Complexity of the Agreement

The court considered the complexity of the proposed agreement and how it affected the need for clarity and formality. It noted that as the complexity of an agreement increases, the requirement for clear and formalized terms also rises. In this case, the agreement involved a multimillion-dollar venture with significant financial implications. The complexity necessitated precise and formal documentation of all terms, which was absent. The court found that the purported agreement lacked the necessary clarity to be enforceable, particularly given the high stakes and intricate nature of the transaction.
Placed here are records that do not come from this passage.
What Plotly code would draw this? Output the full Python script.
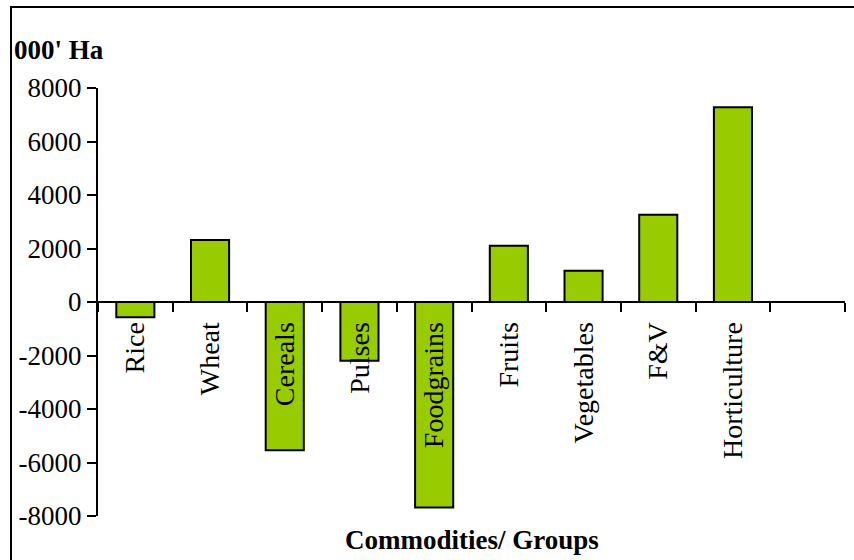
import plotly.graph_objects as go

categories = ["Rice", "Wheat", "Cereals", "Pulses", "Foodgrains", "Fruits",
              "Vegetables", "F&V", "Horticulture", " "]
values = [-570, 2320, -5540, -2200, -7680, 2100, 1170, 3260, 7280, None]
y_ticks = [-8000, -6000, -4000, -2000, 0, 2000, 4000, 6000, 8000]
y_tick_labels = ["-8000", "-6000", "-4000", "-2000", "0", "2000", "4000", "6000", "8000"]

W, H = 854, 560
L, R, T, B = 98, 9, 88, 44
pw, ph = W - L - R, H - T - B

def px(x):
    return (x - L) / pw

def py(y):
    return (H - B - y) / ph

FONT = "Liberation Serif, Times New Roman, serif"

fig = go.Figure(go.Bar(
    x=categories, y=values,
    marker=dict(color="#99CC00", line=dict(color="black", width=2)),
))

fig.update_layout(
    width=W, height=H,
    margin=dict(l=L, r=R, t=T, b=B),
    paper_bgcolor="white", plot_bgcolor="white",
    bargap=0.49,
    showlegend=False,
    font=dict(family=FONT, size=27, color="black"),
    xaxis=dict(
        type="category", anchor="free", position=0.5,
        showline=True, linecolor="black", linewidth=2,
        ticks="outside", ticklen=9, tickwidth=2, tickcolor="black",
        tickson="boundaries", tickangle=-90, ticklabelstandoff=8,
        showgrid=False, zeroline=False,
        range=[-0.5, 9.5],
        tickfont=dict(family=FONT, size=28, color="black"),
    ),
    yaxis=dict(
        range=[-8000, 8000], tickvals=y_ticks, ticktext=y_tick_labels,
        showline=True, linecolor="black", linewidth=2,
        ticks="outside", ticklen=9, tickwidth=2, tickcolor="black",
        showgrid=False, zeroline=False,
        tickfont=dict(family=FONT, size=27, color="black"),
    ),
    annotations=[
        dict(text="<b>000' Ha</b>", xref="paper", yref="paper",
             x=px(12), y=py(50), xanchor="left", yanchor="middle",
             showarrow=False, font=dict(family=FONT, size=27, color="black")),
        dict(text="<b>Commodities/ Groups</b>", xref="paper", yref="paper",
             x=0.5, y=py(540), xanchor="center", yanchor="middle",
             showarrow=False, font=dict(family=FONT, size=27, color="black")),
    ],
    shapes=[
        dict(type="rect", xref="paper", yref="paper",
             x0=px(11), x1=px(900), y0=py(600), y1=py(7),
             line=dict(color="black", width=2), fillcolor="rgba(0,0,0,0)",
             layer="above"),
    ],
)

fig.write_html("out.html", config={"displayModeBar": False},
               post_script="document.body.style.margin='0';")
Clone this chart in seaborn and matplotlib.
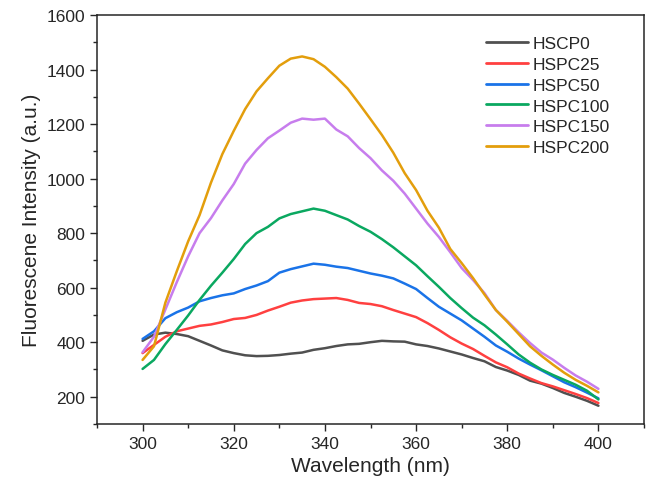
import numpy as np
import pandas as pd
import seaborn as sns
import matplotlib.pyplot as plt
from matplotlib.ticker import MultipleLocator

# wavelength grid (nm)
wavelength = np.arange(300, 400.1, 2.5)

hscp0 = [405, 428, 435, 430, 422, 405, 388, 370, 360, 352, 349, 350, 353, 358, 362, 372, 378,
         386, 392, 394, 400, 405, 403, 402, 392, 386, 377, 366, 355, 342, 330, 309, 296, 280,
         259, 248, 232, 214, 200, 185, 167]
hspc25 = [360, 390, 420, 440, 450, 460, 465, 474, 485, 489, 500, 516, 530, 545, 553, 558, 560,
          562, 555, 544, 540, 532, 518, 505, 492, 470, 445, 418, 395, 375, 350, 326, 308, 285,
          267, 250, 238, 224, 210, 195, 177]
hspc50 = [412, 440, 488, 510, 527, 550, 562, 572, 579, 595, 608, 624, 655, 668, 678, 688, 684,
          677, 672, 662, 652, 644, 634, 615, 595, 562, 530, 505, 480, 450, 420, 388, 365, 340,
          318, 297, 275, 253, 235, 215, 194]
hspc100 = [302, 335, 393, 445, 498, 555, 607, 655, 705, 760, 800, 823, 854, 870, 880, 890, 882,
           866, 850, 826, 805, 778, 748, 715, 682, 642, 603, 562, 525, 490, 462, 428, 392, 355,
           325, 300, 280, 262, 244, 222, 190]
hspc150 = [363, 420, 520, 620, 715, 800, 855, 920, 980, 1055, 1105, 1148, 1176, 1205, 1220, 1216,
           1220, 1180, 1155, 1112, 1075, 1030, 992, 945, 890, 835, 786, 730, 672, 628, 580, 518,
           478, 436, 397, 362, 336, 306, 278, 255, 229]
hspc200 = [335, 385, 545, 660, 770, 866, 985, 1090, 1175, 1255, 1320, 1368, 1414, 1440, 1448, 1438,
           1410, 1372, 1330, 1275, 1218, 1160, 1095, 1020, 958, 882, 820, 742, 690, 635, 575, 518,
           475, 430, 385, 350, 318, 288, 262, 240, 216]

labels = ['HSCP0', 'HSPC25', 'HSPC50', 'HSPC100', 'HSPC150', 'HSPC200']
colors = ['#505050', '#ff4040', '#1a73e8', '#0aa860', '#c77ded', '#e39e0c']
series = [hscp0, hspc25, hspc50, hspc100, hspc150, hspc200]

df = pd.concat([pd.DataFrame({'Wavelength': wavelength, 'Intensity': s, 'Sample': lab})
                for lab, s in zip(labels, series)], ignore_index=True)

sns.set_style('ticks')
plt.rcParams['font.family'] = ['Liberation Sans', 'DejaVu Sans']

fig = plt.figure(figsize=(6.58, 5.02), dpi=100)
ax = fig.add_axes([97 / 658, 1 - 425 / 502, (644 - 97) / 658, (425 - 16) / 502])
sns.lineplot(data=df, x='Wavelength', y='Intensity', hue='Sample', hue_order=labels,
             palette=colors, linewidth=1.8, ax=ax)

ax.set_xlim(290, 410)
ax.set_ylim(100, 1600)
ax.xaxis.set_major_locator(MultipleLocator(20))
ax.xaxis.set_minor_locator(MultipleLocator(10))
ax.yaxis.set_major_locator(MultipleLocator(200))
ax.yaxis.set_minor_locator(MultipleLocator(100))
ax.tick_params(which='major', direction='out', length=5, width=1, labelsize=12.5)
ax.tick_params(which='minor', direction='out', length=3, width=1)
ax.set_xticks(np.arange(300, 401, 20))
ax.set_yticks(np.arange(200, 1601, 200))
for sp in ax.spines.values():
    sp.set_linewidth(1.1)
    sp.set_visible(True)

ax.set_xlabel('Wavelength (nm)', fontsize=15)
ax.set_ylabel('Fluorescene Intensity (a.u.)', fontsize=15)

leg = ax.legend(loc='upper left', bbox_to_anchor=(0.711, 0.948), frameon=False, fontsize=12.5,
                handlelength=2.4, labelspacing=0.32, handletextpad=0.3, borderpad=0,
                borderaxespad=0, title=None)
for line in leg.get_lines():
    line.set_linewidth(2)

fig.savefig('out.png', dpi=100)
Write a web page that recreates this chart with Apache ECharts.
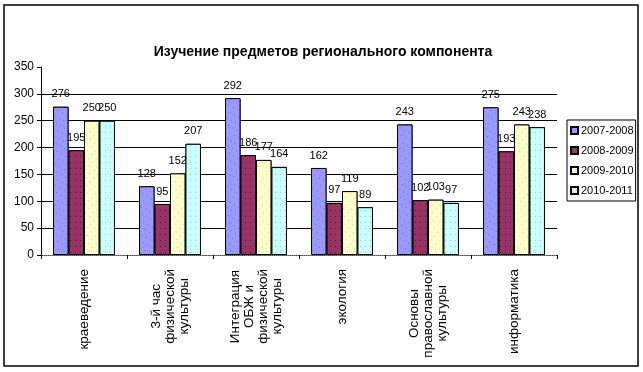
<!DOCTYPE html>
<html>
<head>
<meta charset="utf-8">
<script src="https://cdn.jsdelivr.net/npm/echarts@6/dist/echarts.min.js"></script>
<style>
html,body{margin:0;padding:0;background:#fff;}
#chart{width:643px;height:372px;}
</style>
</head>
<body>
<div id="chart"></div>
<script>
const titleText = 'Изучение предметов регионального компонента';
const categories = [
  'краеведение',
  '3-й час\nфизической\nкультуры',
  'Интеграция\nОБЖ и\nфизической\nкультуры',
  'экология',
  'Основы\nправославной\nкультуры',
  'информатика'
];
const seriesNames = ['2007-2008', '2008-2009', '2009-2010', '2010-2011'];
const s2007 = [276, 128, 292, 162, 243, 275];
const s2008 = [195, 95, 186, 97, 102, 193];
const s2009 = [250, 152, 177, 119, 103, 243];
const s2010 = [250, 207, 164, 89, 97, 238];
const yTicks = [0, 50, 100, 150, 200, 250, 300, 350];

const colors = ['#9999FF', '#993366', '#FFFFCC', '#CCFFFF'];
const dotColors = ['rgba(70,70,170,0.6)', 'rgba(30,0,20,0.6)', 'rgba(150,150,90,0.5)', 'rgba(90,160,160,0.5)'];
const values = [s2007, s2008, s2009, s2010];
const font = '"Liberation Sans", Arial, sans-serif';
const catFontSize = 13.5;

// measure label lines to centre multi-line rotated labels
const ctx = document.createElement('canvas').getContext('2d');
ctx.font = catFontSize + 'px "Liberation Sans"';
const rich = {};
const richBase = { fontFamily: font, fontSize: catFontSize, color: '#000', lineHeight: 14 };
rich.t = Object.assign({}, richBase);
const labelStrings = categories.map(function (cat) {
  const lines = cat.split('\n');
  const widths = lines.map(function (l) { return ctx.measureText(l).width; });
  const maxW = Math.max.apply(null, widths);
  return lines.map(function (l, i) {
    const pad = Math.round((maxW - widths[i]) / 2);
    if (pad < 1) return '{t|' + l + '}';
    const key = 'p' + pad;
    rich[key] = Object.assign({}, richBase, { width: pad });
    return '{t|' + l + '}{' + key + '| }';
  }).join('\n');
});

const chart = echarts.init(document.getElementById('chart'));
chart.setOption({
  animation: false,
  backgroundColor: '#fff',
  aria: { enabled: true, decal: { show: true } },
  title: {
    text: titleText,
    left: 318, textAlign: 'center',
    top: 40,
    textStyle: { fontFamily: font, fontSize: 14, fontWeight: 'bold', color: '#000' }
  },
  graphic: [{
    type: 'rect', silent: true, z: -1,
    shape: { x: 4, y: 5, width: 634, height: 361 },
    style: { fill: 'none', stroke: '#000', lineWidth: 1.5 }
  }],
  legend: {
    orient: 'vertical',
    left: 567, top: 120,
    padding: [4, 2, 4, 3],
    itemWidth: 7, itemHeight: 7,
    itemGap: 7,
    icon: 'rect',
    borderColor: '#000', borderWidth: 1,
    textStyle: { fontFamily: font, fontSize: 11, color: '#000', padding: [0, 0, 0, -2], lineHeight: 13 },
    data: seriesNames
  },
  grid: { left: 41, right: 86, top: 67, bottom: 117, containLabel: false },
  xAxis: {
    type: 'category',
    data: categories,
    axisLine: { lineStyle: { color: '#808080', type: 'dotted', width: 1 } },
    axisTick: { show: true, length: 4, lineStyle: { color: '#000' } },
    axisLabel: {
      rotate: 90,
      align: 'right',
      margin: 14,
      interval: 0,
      fontFamily: font, fontSize: catFontSize, color: '#000',
      formatter: function (v, idx) { return labelStrings[idx]; },
      rich: rich
    }
  },
  yAxis: {
    type: 'value',
    min: 0, max: 350, interval: 50,
    axisLine: { show: true, lineStyle: { color: '#000' } },
    axisTick: { show: true, length: 4, lineStyle: { color: '#000' } },
    axisLabel: { fontFamily: font, fontSize: 12, color: '#000', margin: 7 },
    splitLine: { show: true, lineStyle: { color: ['#000', '#000', '#000', '#000', '#000', '#000', '#000', 'rgba(0,0,0,0)'], width: 1 } }
  },
  series: seriesNames.map(function (name, i) {
    return {
      name: name,
      type: 'bar',
      data: values[i],
      barGap: '0%',
      barCategoryGap: '28%',
      itemStyle: {
        color: colors[i], borderColor: '#000', borderWidth: 1,
        decal: { symbol: 'rect', symbolSize: 1, dashArrayX: [1, 4], dashArrayY: [1, 5], color: dotColors[i], backgroundColor: colors[i] }
      },
      label: {
        show: true, position: 'top', distance: 7,
        fontFamily: font, fontSize: 11, color: '#000'
      }
    };
  })
});
</script>
</body>
</html>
This complexity, combined with the lack of formalized terms, led the court to conclude that the alleged agreement could not be enforced as a contract.

Conclusion

The Seventh Circuit concluded that no binding contractual agreement existed between Trump and Mays and Yosha due to the lack of a meeting of the minds, specificity, and intent to be bound, as well as the complexity of the agreement. The court found that the unresolved material terms and the absence of formalized agreements on essential elements rendered the purported contract unenforceable. It held that the arrangement was, at best, an agreement to agree, which does not constitute a binding contract under Indiana law. As a result, the court reversed the jury's verdict and remanded the case with instructions to enter judgment in favor of the defendants. This decision underscored the importance of clear, definite, and mutual agreement on all essential terms for contract enforceability.